## WHAT NEEDS TO BE DONE:
Exactly as written, write out the lines below from the first to the one containing "var days = ['D1', 'D2', 'D3', 'D4'];", inclusive. Pictures do not belong in the copy.

## MATERIAL PROVIDED:
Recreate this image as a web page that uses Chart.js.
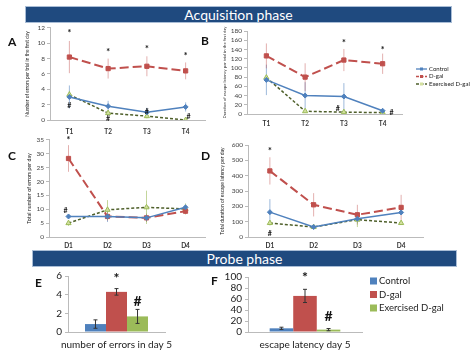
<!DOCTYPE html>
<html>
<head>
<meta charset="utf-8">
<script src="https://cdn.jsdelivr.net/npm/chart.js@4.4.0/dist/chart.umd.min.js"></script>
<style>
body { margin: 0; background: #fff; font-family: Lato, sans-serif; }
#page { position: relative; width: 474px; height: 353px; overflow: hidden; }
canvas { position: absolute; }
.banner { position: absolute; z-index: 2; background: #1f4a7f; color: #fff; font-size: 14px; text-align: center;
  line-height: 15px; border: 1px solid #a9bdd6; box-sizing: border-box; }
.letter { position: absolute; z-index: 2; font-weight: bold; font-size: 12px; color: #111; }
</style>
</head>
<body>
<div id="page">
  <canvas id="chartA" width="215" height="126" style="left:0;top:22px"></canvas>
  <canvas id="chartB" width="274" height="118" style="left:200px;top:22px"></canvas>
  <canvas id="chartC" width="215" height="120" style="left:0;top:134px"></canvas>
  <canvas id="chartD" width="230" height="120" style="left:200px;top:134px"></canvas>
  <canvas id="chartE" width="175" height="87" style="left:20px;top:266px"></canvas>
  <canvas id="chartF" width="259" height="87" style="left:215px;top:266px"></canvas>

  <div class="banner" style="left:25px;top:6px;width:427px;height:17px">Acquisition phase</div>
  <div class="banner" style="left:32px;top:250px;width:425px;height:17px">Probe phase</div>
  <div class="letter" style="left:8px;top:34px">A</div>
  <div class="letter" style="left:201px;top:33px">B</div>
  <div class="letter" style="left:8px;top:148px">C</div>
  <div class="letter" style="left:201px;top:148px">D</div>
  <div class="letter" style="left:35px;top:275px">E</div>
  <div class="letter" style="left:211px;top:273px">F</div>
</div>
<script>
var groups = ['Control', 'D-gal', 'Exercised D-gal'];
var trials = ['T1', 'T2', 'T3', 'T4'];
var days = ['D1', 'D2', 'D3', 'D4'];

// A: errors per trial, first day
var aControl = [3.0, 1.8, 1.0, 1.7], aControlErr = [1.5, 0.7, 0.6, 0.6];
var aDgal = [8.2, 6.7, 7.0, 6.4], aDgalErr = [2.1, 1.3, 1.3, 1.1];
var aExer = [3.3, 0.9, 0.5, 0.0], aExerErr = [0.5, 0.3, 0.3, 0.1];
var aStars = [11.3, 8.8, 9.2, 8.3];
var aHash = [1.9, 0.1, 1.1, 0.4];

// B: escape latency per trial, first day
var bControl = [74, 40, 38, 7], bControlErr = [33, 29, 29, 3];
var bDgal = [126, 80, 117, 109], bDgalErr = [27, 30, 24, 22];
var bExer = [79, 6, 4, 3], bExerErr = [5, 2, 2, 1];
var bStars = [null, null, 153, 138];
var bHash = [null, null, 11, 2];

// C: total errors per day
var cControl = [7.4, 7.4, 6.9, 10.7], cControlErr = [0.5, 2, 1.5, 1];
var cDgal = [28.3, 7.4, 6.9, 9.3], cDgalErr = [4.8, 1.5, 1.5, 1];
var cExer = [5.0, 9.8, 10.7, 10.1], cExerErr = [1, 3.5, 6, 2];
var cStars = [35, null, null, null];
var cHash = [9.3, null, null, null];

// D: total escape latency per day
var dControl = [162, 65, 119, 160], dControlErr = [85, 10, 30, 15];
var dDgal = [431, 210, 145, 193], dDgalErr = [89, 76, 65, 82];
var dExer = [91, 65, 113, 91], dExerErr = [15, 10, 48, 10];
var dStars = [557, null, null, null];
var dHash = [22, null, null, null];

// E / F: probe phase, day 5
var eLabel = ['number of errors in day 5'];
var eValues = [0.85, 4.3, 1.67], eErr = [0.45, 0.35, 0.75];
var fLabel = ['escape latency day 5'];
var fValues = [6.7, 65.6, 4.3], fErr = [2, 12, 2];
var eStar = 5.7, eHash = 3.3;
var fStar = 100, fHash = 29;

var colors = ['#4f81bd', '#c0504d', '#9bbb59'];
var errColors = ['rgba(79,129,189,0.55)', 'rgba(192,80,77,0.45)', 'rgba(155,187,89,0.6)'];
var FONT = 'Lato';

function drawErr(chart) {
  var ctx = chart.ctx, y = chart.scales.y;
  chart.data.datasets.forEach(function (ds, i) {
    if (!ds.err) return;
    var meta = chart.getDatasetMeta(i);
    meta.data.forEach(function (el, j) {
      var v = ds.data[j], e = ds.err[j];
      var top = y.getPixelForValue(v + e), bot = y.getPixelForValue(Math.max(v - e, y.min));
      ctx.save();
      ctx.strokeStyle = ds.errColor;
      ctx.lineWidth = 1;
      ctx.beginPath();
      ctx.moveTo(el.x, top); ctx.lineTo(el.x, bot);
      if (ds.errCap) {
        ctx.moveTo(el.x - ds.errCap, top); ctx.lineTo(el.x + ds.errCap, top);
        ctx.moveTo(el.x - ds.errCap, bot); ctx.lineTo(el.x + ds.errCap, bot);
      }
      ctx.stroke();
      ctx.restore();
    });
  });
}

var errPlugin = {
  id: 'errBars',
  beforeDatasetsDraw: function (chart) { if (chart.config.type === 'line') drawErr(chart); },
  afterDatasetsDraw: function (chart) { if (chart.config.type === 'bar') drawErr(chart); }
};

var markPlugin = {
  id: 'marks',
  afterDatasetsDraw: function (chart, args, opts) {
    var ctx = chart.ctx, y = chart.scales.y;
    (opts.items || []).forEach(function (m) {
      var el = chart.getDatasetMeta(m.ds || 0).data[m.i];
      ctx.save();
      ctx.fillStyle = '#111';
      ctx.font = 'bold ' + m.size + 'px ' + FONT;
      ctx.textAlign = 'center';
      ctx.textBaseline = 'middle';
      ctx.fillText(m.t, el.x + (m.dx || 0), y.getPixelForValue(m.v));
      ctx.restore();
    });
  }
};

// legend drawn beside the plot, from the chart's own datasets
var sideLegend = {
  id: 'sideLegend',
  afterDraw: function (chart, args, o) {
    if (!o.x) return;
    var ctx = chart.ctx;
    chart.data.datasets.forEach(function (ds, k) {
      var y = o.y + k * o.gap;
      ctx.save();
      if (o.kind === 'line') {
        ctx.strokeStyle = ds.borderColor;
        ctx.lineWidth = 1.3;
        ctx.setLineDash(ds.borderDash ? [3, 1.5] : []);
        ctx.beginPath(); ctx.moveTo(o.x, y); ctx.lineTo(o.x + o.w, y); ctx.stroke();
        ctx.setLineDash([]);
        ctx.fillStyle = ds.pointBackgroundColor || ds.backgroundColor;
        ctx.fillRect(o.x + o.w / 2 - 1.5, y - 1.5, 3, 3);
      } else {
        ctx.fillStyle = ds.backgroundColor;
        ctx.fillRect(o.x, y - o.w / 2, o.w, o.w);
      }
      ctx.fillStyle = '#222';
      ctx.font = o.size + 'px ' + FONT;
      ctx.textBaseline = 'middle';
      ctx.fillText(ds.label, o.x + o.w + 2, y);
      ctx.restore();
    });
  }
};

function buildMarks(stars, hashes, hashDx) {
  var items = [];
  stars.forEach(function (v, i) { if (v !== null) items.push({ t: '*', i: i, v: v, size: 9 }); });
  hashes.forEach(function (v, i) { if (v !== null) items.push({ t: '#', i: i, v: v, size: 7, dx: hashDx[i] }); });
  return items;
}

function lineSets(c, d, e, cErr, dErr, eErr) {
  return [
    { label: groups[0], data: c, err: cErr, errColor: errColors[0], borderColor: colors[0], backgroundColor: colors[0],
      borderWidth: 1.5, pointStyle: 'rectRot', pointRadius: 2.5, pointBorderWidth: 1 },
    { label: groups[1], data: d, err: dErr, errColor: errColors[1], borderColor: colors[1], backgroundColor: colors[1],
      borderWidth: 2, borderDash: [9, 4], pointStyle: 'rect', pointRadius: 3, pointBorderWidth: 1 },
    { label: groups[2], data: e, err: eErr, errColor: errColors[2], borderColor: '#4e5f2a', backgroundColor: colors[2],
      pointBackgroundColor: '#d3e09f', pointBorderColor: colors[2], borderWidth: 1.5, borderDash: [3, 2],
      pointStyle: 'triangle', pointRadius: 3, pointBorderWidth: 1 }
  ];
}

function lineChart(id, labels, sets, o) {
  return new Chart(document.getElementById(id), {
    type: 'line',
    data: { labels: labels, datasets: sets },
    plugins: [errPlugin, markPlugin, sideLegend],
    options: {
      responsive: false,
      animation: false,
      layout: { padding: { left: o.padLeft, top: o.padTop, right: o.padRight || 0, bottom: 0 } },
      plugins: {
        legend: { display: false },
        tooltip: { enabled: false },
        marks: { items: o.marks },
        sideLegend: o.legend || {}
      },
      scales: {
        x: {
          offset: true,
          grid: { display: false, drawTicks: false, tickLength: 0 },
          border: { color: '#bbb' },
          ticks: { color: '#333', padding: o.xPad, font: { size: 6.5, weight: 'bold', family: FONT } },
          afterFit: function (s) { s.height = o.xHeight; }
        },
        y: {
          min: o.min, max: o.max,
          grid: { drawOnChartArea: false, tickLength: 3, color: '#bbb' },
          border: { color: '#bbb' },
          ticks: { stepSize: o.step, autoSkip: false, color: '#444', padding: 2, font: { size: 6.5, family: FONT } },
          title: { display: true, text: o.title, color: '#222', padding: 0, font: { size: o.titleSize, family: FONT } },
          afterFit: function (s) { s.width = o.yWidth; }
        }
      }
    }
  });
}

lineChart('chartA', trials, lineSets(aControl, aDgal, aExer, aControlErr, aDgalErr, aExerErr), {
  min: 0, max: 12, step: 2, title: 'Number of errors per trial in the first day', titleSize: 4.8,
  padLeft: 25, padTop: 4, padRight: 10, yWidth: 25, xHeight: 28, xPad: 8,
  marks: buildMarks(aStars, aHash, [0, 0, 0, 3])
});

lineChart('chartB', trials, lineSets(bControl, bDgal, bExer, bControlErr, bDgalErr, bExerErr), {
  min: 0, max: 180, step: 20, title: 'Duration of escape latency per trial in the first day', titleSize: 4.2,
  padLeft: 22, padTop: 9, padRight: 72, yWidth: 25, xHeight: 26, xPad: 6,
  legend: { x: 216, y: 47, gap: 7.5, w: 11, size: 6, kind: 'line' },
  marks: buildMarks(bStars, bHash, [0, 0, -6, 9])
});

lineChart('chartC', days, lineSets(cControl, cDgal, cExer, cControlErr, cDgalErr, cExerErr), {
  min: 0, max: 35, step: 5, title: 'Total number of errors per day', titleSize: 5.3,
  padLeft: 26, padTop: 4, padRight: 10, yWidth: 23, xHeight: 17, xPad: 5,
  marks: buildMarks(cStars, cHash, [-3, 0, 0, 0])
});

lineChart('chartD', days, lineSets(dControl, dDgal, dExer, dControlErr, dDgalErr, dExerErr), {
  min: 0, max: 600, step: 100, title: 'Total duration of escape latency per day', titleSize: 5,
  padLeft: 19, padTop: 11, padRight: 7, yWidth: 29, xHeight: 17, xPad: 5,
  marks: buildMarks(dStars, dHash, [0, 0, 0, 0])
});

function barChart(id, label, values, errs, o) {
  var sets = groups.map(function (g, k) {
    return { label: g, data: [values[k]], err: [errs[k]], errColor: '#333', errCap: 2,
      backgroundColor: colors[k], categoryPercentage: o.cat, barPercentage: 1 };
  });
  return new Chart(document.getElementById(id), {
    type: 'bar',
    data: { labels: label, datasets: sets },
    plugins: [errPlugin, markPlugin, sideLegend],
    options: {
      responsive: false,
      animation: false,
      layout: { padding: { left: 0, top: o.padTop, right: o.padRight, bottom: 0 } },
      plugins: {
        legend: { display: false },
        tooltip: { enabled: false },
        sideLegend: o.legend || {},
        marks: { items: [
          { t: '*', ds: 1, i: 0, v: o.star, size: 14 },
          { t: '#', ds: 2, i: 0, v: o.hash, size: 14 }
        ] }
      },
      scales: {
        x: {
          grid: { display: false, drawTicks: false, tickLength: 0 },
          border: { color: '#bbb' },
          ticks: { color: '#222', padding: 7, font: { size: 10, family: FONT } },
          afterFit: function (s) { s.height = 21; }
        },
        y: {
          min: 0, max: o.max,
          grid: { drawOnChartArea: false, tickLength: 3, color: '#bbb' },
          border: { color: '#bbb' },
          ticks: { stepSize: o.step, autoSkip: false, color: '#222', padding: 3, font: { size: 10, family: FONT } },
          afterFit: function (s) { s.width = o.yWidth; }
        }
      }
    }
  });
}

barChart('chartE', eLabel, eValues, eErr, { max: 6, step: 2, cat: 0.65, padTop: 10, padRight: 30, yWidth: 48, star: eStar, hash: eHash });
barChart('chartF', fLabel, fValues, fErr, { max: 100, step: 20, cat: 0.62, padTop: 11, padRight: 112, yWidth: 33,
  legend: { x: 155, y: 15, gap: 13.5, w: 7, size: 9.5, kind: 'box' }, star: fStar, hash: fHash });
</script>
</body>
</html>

## RESULT:
Recreate this image as a web page that uses Chart.js.
<!DOCTYPE html>
<html>
<head>
<meta charset="utf-8">
<script src="https://cdn.jsdelivr.net/npm/chart.js@4.4.0/dist/chart.umd.min.js"></script>
<style>
body { margin: 0; background: #fff; font-family: Lato, sans-serif; }
#page { position: relative; width: 474px; height: 353px; overflow: hidden; }
canvas { position: absolute; }
.banner { position: absolute; z-index: 2; background: #1f4a7f; color: #fff; font-size: 14px; text-align: center;
  line-height: 15px; border: 1px solid #a9bdd6; box-sizing: border-box; }
.letter { position: absolute; z-index: 2; font-weight: bold; font-size: 12px; color: #111; }
</style>
</head>
<body>
<div id="page">
  <canvas id="chartA" width="215" height="126" style="left:0;top:22px"></canvas>
  <canvas id="chartB" width="274" height="118" style="left:200px;top:22px"></canvas>
  <canvas id="chartC" width="215" height="120" style="left:0;top:134px"></canvas>
  <canvas id="chartD" width="230" height="120" style="left:200px;top:134px"></canvas>
  <canvas id="chartE" width="175" height="87" style="left:20px;top:266px"></canvas>
  <canvas id="chartF" width="259" height="87" style="left:215px;top:266px"></canvas>

  <div class="banner" style="left:25px;top:6px;width:427px;height:17px">Acquisition phase</div>
  <div class="banner" style="left:32px;top:250px;width:425px;height:17px">Probe phase</div>
  <div class="letter" style="left:8px;top:34px">A</div>
  <div class="letter" style="left:201px;top:33px">B</div>
  <div class="letter" style="left:8px;top:148px">C</div>
  <div class="letter" style="left:201px;top:148px">D</div>
  <div class="letter" style="left:35px;top:275px">E</div>
  <div class="letter" style="left:211px;top:273px">F</div>
</div>
<script>
var groups = ['Control', 'D-gal', 'Exercised D-gal'];
var trials = ['T1', 'T2', 'T3', 'T4'];
var days = ['D1', 'D2', 'D3', 'D4'];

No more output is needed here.